Oireachtas Joint and Select Committees

Wednesday, 31 January 2024

Select Committee on Finance, Public Expenditure and Reform, and Taoiseach

Estimates for Public Services 2024
Vote 11 – Office of the Minister for Public Expenditure and Reform (Revised)
Vote 12 – Superannuation and Retired Allowances (Revised)
Vote 14 – State Laboratory (Revised)
Vote 15 - the Secret Service (Revised)
Vote 17 – Public Appointments Service (Revised)
Vote 18 – National Shared Services Office (Revised)
Vote 19 -the Office of the Ombudsman (Revised)
Vote 39 - Office of Government Procurement (Revised)
Vote 43 – Office of the Government Chief Information Officer (Revised)

Photo of Ossian SmythOssian Smyth (Dún Laoghaire, Green Party) | Oireachtas source

I will answer this from the point of view of e-government. I am responsible for e-government policy and making sure that people can access their records online. Of course it is up to the Minister and the Department of Health to deliver on that. Health is an incredibly important part and that question is very good and very fair. As people move through their lives they see a variety of different healthcare professionals. They see GPs who are privatised and they see people who are in the public health service - for example, they attend a HSE hospital, a voluntary hospital like St. Vincent's or the Mater and may be in community healthcare as well.

Traditionally in Ireland, those different sections of the healthcare system allocate a different number to each patient and those numbers are not joined up. Let us take a hypothetical example, a person is in an accident, knocked down by a car in the west of Ireland. Somebody needs to assemble the person's healthcare record. It is not actually in one place at all. To get all that data together, just to get a simple history of what has happened to a person in their life. Gathering information on their diagnoses, procedures they have had, illnesses and allergies and so on, would be a research project. All those different bodies would have to be contacted. It makes sense that everybody should use one ID number and, in fact, we have a social security number in Ireland, the PPS number. The Health and Information Bill 2023 intends to legislate for that and to say that healthcare operators can all use the PPS number and can all join up their records.

One of the questions is how are we doing in this regard and what can we bring together. During the pandemic, for one of the first times ever in Ireland there was a healthcare system that applied to the entire population. For example, everybody had to get a vaccination. To do so, there had to be a record of everybody in the State in one place, not split between different healthcare providers. Of course, the vaccinations were delivered by a range of different people, pharmacists, GPs and hospitals and so on. However, we all had to keep track of who had had their first dose or their second one. There had to be a centralised system and that was built extremely quickly. Because the healthcare system was under stress and because there was no shortage of motivation to deliver the project, it did not run into organisational challenges or consenting problems. It simply delivered in a few months a system which was way better than what would have been delivered in normal times over a period of years.

A system was delivered that was able to schedule vaccinations, run contact tracing, the testing service and everything else that was needed to manage the pandemic. This is a model for how things should work. There should be a centralised record of every person's healthcare and so on.

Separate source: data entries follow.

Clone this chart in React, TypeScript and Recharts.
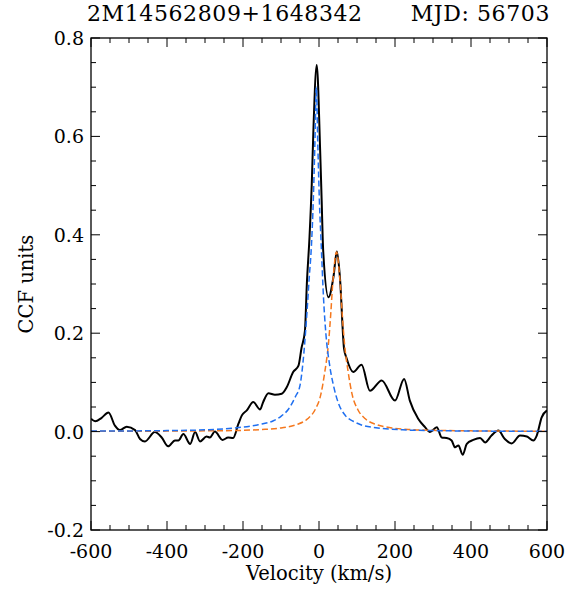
import React from 'react';
import { LineChart, Line, XAxis, YAxis } from 'recharts';

const velocity = [-600,-589,-572,-554,-537,-524,-506,-484,-471,-458,-432,-414,-397,-379,-370,-357,-339,-326,-313,-296,-287,-274,-254,-239,-226,-212,-203,-190,-173,-155,-147,-133,-116,-98,-85,-68,-54,-46,-37,-32,-25,-19,-15,-6,3,7,11,25,38,47,55,66,73,90,112,134,165,200,224,239,261,279,292,310,323,336,349,358,367,378,389,406,424,437,454,472,489,507,529,547,564,573,586,600];
const ccf = [0.026,0.021,0.028,0.039,0.012,0.003,0.010,0.003,-0.015,-0.020,-0.001,-0.012,-0.030,-0.018,-0.018,-0.005,-0.025,-0.001,-0.020,-0.010,-0.012,0.000,-0.017,-0.012,-0.013,0.016,0.033,0.043,0.060,0.045,0.060,0.078,0.075,0.077,0.090,0.121,0.134,0.170,0.205,0.300,0.395,0.504,0.606,0.745,0.572,0.470,0.368,0.273,0.314,0.366,0.314,0.168,0.148,0.121,0.136,0.083,0.104,0.063,0.107,0.063,0.026,0.009,-0.001,0.009,-0.012,-0.013,-0.018,-0.032,-0.028,-0.047,-0.025,-0.017,-0.013,-0.022,-0.008,0.002,-0.015,-0.024,-0.008,-0.010,-0.018,-0.008,0.029,0.043];

const blueVel = [-600,-500,-400,-300,-230,-160,-120,-100,-80,-62,-50,-40,-32,-26,-20,-15,-11,-7,-3,1,6,12,18,28,38,50,70,90,110,150,220,300,400,500,600];
const blueFit = [0.001,0.0013,0.002,0.0036,0.0067,0.014,0.022,0.031,0.046,0.071,0.094,0.158,0.239,0.31,0.377,0.47,0.58,0.70,0.58,0.47,0.377,0.27,0.20,0.135,0.094,0.06,0.032,0.021,0.014,0.0078,0.0036,0.002,0.0012,0.0008,0.0006];

const orangeVel = [-600,-500,-400,-300,-200,-150,-100,-60,-30,-10,5,15,25,31,36,40,43,46,49,52,56,61,67,77,87,102,122,152,192,242,292,400,500,600];
const orangeFit = [0.0005,0.0007,0.001,0.0015,0.0026,0.0042,0.0075,0.014,0.026,0.045,0.076,0.12,0.18,0.24,0.30,0.335,0.357,0.365,0.357,0.335,0.30,0.24,0.18,0.12,0.076,0.045,0.026,0.014,0.0075,0.0042,0.0028,0.0015,0.001,0.0007];

const xTicks = [-600,-550,-500,-450,-400,-350,-300,-250,-200,-150,-100,-50,0,50,100,150,200,250,300,350,400,450,500,550,600];
const yTicks = [-0.2,-0.15,-0.1,-0.05,0,0.05,0.1,0.15,0.2,0.25,0.3,0.35,0.4,0.45,0.5,0.55,0.6,0.65,0.7,0.75,0.8];

const titleLeft = '2M14562809+1648342';
const titleRight = 'MJD: 56703';
const xLabel = 'Velocity (km/s)';
const yLabel = 'CCF units';

const obsData = velocity.map((v, i) => ({ v, y: ccf[i] }));
const blueData = blueVel.map((v, i) => ({ v, y: blueFit[i] }));
const orangeData = orangeVel.map((v, i) => ({ v, y: orangeFit[i] }));

const FONT = 'DejaVu Serif';
const W = 583, H = 593;
const PL = 91, PR = 547, PT = 38, PB = 530;
const M = { top: PT - 1, right: W - PR - 1, bottom: H - PB - 1, left: PL - 1 };

const isMajorX = (v: number) => Math.abs(v) % 200 === 0;
const isMajorY = (v: number) => Math.abs(v * 5 - Math.round(v * 5)) < 1e-6;

const XTickBottom = (props: any) => {
  const { x, payload } = props;
  const major = isMajorX(payload.value);
  const len = major ? 9 : 5;
  return (
    <g>
      <line x1={x} y1={PB} x2={x} y2={PB - len} stroke="#000" strokeWidth={1} />
      {major && (
        <text x={x} y={PB + 28} textAnchor="middle" fontFamily={FONT} fontSize={19} fill="#000">
          {String(payload.value)}
        </text>
      )}
    </g>
  );
};

const XTickTop = (props: any) => {
  const { x, payload } = props;
  const major = isMajorX(payload.value);
  const len = major ? 9 : 5;
  return <line x1={x} y1={PT} x2={x} y2={PT + len} stroke="#000" strokeWidth={1} />;
};

const YTickLeft = (props: any) => {
  const { y, payload } = props;
  const major = isMajorY(payload.value);
  const len = major ? 9 : 5;
  return (
    <g>
      <line x1={PL} y1={y} x2={PL + len} y2={y} stroke="#000" strokeWidth={1} />
      {major && (
        <text x={PL - 7} y={y + 7} textAnchor="end" fontFamily={FONT} fontSize={19} fill="#000">
          {payload.value.toFixed(1)}
        </text>
      )}
    </g>
  );
};

const YTickRight = (props: any) => {
  const { y, payload } = props;
  const major = isMajorY(payload.value);
  const len = major ? 9 : 5;
  return <line x1={PR} y1={y} x2={PR - len} y2={y} stroke="#000" strokeWidth={1} />;
};

export default function App() {
  return (
    <div style={{ position: 'absolute', left: 0, top: 0, width: W, height: H, background: '#fff' }}>
      <LineChart width={W} height={H} margin={M}>
        <XAxis dataKey="v" type="number" xAxisId="b" domain={[-600, 600]} ticks={xTicks} interval={0}
          height={1} tickSize={0} tickMargin={0} tickLine={false} tick={<XTickBottom />}
          axisLine={false} allowDataOverflow />
        <XAxis dataKey="v" type="number" xAxisId="t" orientation="top" domain={[-600, 600]} ticks={xTicks} interval={0}
          height={1} tickSize={0} tickMargin={0} tickLine={false} tick={<XTickTop />}
          axisLine={false} allowDataOverflow />
        <YAxis type="number" yAxisId="l" domain={[-0.2, 0.8]} ticks={yTicks} interval={0}
          width={1} tickSize={0} tickMargin={0} tickLine={false} tick={<YTickLeft />}
          axisLine={false} allowDataOverflow />
        <YAxis type="number" yAxisId="r" orientation="right" domain={[-0.2, 0.8]} ticks={yTicks} interval={0}
          width={1} tickSize={0} tickMargin={0} tickLine={false} tick={<YTickRight />}
          axisLine={false} allowDataOverflow />
        <Line data={obsData} dataKey="y" xAxisId="b" yAxisId="l" type="monotone" stroke="#000" strokeWidth={2}
          dot={false} isAnimationActive={false} />
        <Line data={orangeData} dataKey="y" xAxisId="b" yAxisId="l" type="monotone" stroke="#f5781e" strokeWidth={1.5}
          strokeDasharray="6 3" dot={false} isAnimationActive={false} />
        <Line data={blueData} dataKey="y" xAxisId="b" yAxisId="l" type="monotone" stroke="#1f6ff0" strokeWidth={1.5}
          strokeDasharray="6 3" dot={false} isAnimationActive={false} />
      </LineChart>
      <svg width={W} height={H} style={{ position: 'absolute', left: 0, top: 0, pointerEvents: 'none' }}>
        <rect x={PL} y={PT} width={PR - PL} height={PB - PT} fill="none" stroke="#000" strokeWidth={1.3} />
        <text x={87} y={21} fontFamily={FONT} fontSize={22} letterSpacing={0.6} fill="#000">{titleLeft}</text>
        <text x={550} y={21} textAnchor="end" fontFamily={FONT} fontSize={22} letterSpacing={0.6} fill="#000">{titleRight}</text>
        <text x={(PL + PR) / 2} y={580} textAnchor="middle" fontFamily={FONT} fontSize={19.5} fill="#000">{xLabel}</text>
        <text x={33} y={(PT + PB) / 2} textAnchor="middle" fontFamily={FONT} fontSize={19.5} fill="#000"
          transform={`rotate(-90 33 ${(PT + PB) / 2})`}>{yLabel}</text>
      </svg>
    </div>
  );
}
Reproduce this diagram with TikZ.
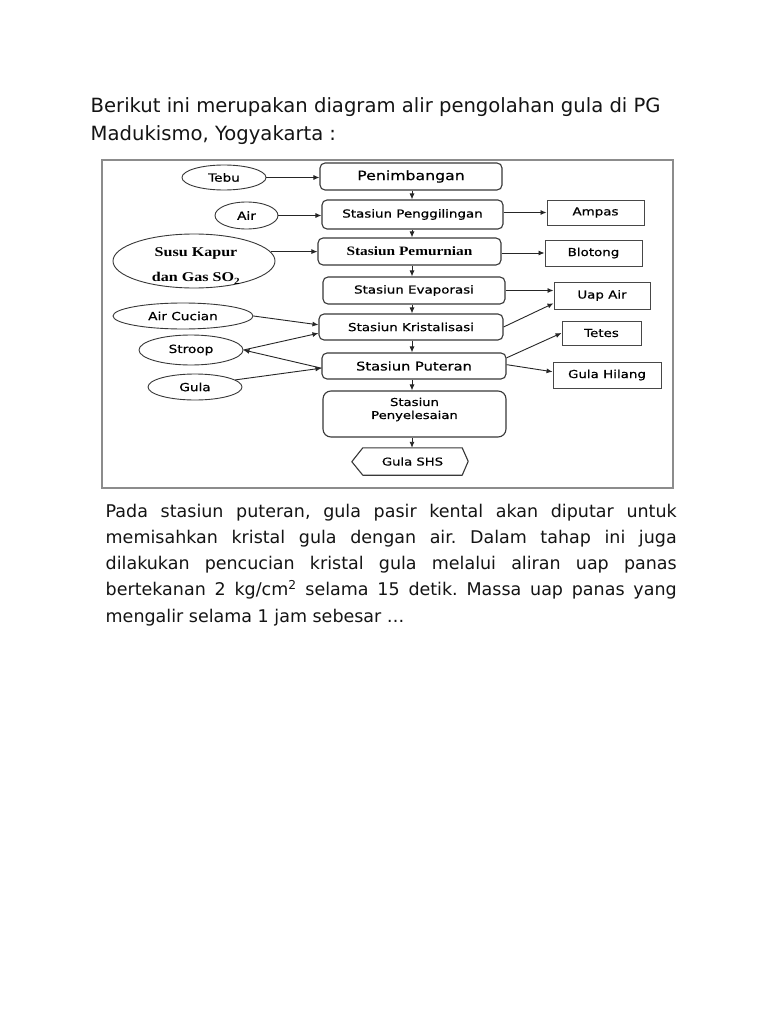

That is being built at the moment. I have worked with people in the HSE on this. The HSE's budget for IT has doubled. It is now €200 million per year. The number of staff has also greatly increased. Its IT section now has 820 people working there. The HSE is working on an app. This is a normal thing that happens in other European countries. People can use the app on their phone. It will show a person's prescription, they can book a doctor's appointment and so on. Everything is centralised so a person can see a history of the tests they have had carried out and what the results are. Doing this empowers the patient to know what is going on. In the traditional authoritarian or patriarchal way the health service worked in Ireland in the past, a person went to hospital and things were done to them. No real explanation was given as to what happened. The doctor treating the person would then send a letter to the person's GP telling that person about it. People were often dispensed drugs or injected with drugs without even being told what was going on. The person's role was merely to submit and to accept all this.

This is a different philosophy in which the patient is involved in their episode of care. Their information is shared with them and actually belongs to them. With the consent of the patient, the information is shared among all healthcare professionals and their health records are kept in one place.

I will give some examples of what is going on. For the most part, the maternity hospitals have electronic healthcare records. The new children's hospital will have electronic healthcare records. As I said, the app which I expect will be the type of app that will be installed by the vast majority of people in the country, will allow people to see online their healthcare records as they happen, as happens in other European countries. I am looking forward to seeing that later this year and I am glad that the HSE is using an agile approach to this. It is not doing a giant project.